7. De voorzieningenrechter overweegt dat het belang van derde-partij erin is gelegen om in afwachting van de uitkomst van de bezwaarprocedure nog geen uitvoering aan de last te hoeven geven. In de bezwaarprocedure vindt namelijk op grond van artikel 7:11 van de Algemene wet bestuursrecht een volledige heroverweging van het besluit plaats. Het gestelde belang van verzoekers is gelegen in het verminderen van de stof- en geuroverlast. Echter, tijdens drie controles van toezichthouders is geen geur- en stofhinder geconstateerd. Deze controlebezoeken hebben op meerdere momenten in het jaar plaatsgevonden, waaronder in de zomerperiode. De opgelegde last ziet dan ook niet op het beëindigen van stof- en geurhinder, daaromtrent zijn op dit moment geen overtredingen vastgesteld. De last ziet enkel op het beëindigen van het gebruik van voorzieningen door derden van de paardenhouderij zoals de paardenbak op het perceel. Naar het oordeel van de voorzieningenrecht hebben verzoekers onvoldoende onderbouwd dat hierdoor indirect ook de door hen wel ervaren stof- en geurhinder zal worden verminderd. Verder hebben verzoekers gesteld op dit moment geen overlast te ervaren. De voorzieningenrechter overweegt in dit verband dat het college op de zitting heeft toegezegd dat hij zodra het advies van de bezwaarschriftencommissie is ontvangen, het besluit op bezwaar met voortvarendheid zal nemen. Dit alles overziend acht de voorzieningenrechter het belang van derde-partij bij het kunnen afwachten van de bezwaarprocedure groter dan het belang van verzoekers bij het vaststellen van een kortere begunstigingstermijn. De voorzieningenrechter wijst het verzoek om voorlopige voorziening daarom af.

Conclusie en gevolgen

8. De voorzieningenrechter wijst het verzoek om voorlopige voorziening af. Dit betekent dat de verlenging van de begunstigingstermijn tot zes weken na de beslissing op bezwaar in stand blijft. Verzoekers krijgen daarom het griffierecht niet terug. Er bestaat geen aanleiding voor een proceskostenvergoeding.

Beslissing

De voorzieningenrechter wijst het verzoek om voorlopige voorziening af.
Deze uitspraak is gedaan door mr. A.W.C.M. van Emmerik, voorzieningenrechter, in aanwezigheid van mr. E.T. de Boer, griffier. De uitspraak is uitgesproken in het openbaar op 19 maart 2024.
griffier
voorzieningenrechter
Een afschrift van deze uitspraak is verzonden aan partijen op:

Tegen deze uitspraak staat geen hoger beroep of verzet open.

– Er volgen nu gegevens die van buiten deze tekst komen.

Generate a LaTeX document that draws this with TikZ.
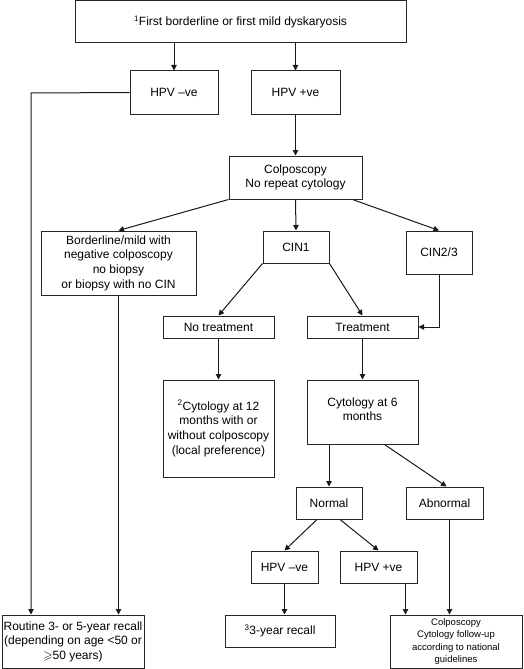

Bijlage: voor deze uitspraak relevante wet- en regelgeving

Algemene wet bestuursrecht
Artikel 5:32a
(…)
2. Bij een last onder dwangsom die strekt tot het ongedaan maken van een overtreding of het voorkomen van verdere overtreding, wordt een termijn gesteld gedurende welke de overtreder de last kan uitvoeren zonder dat een dwangsom wordt verbeurd.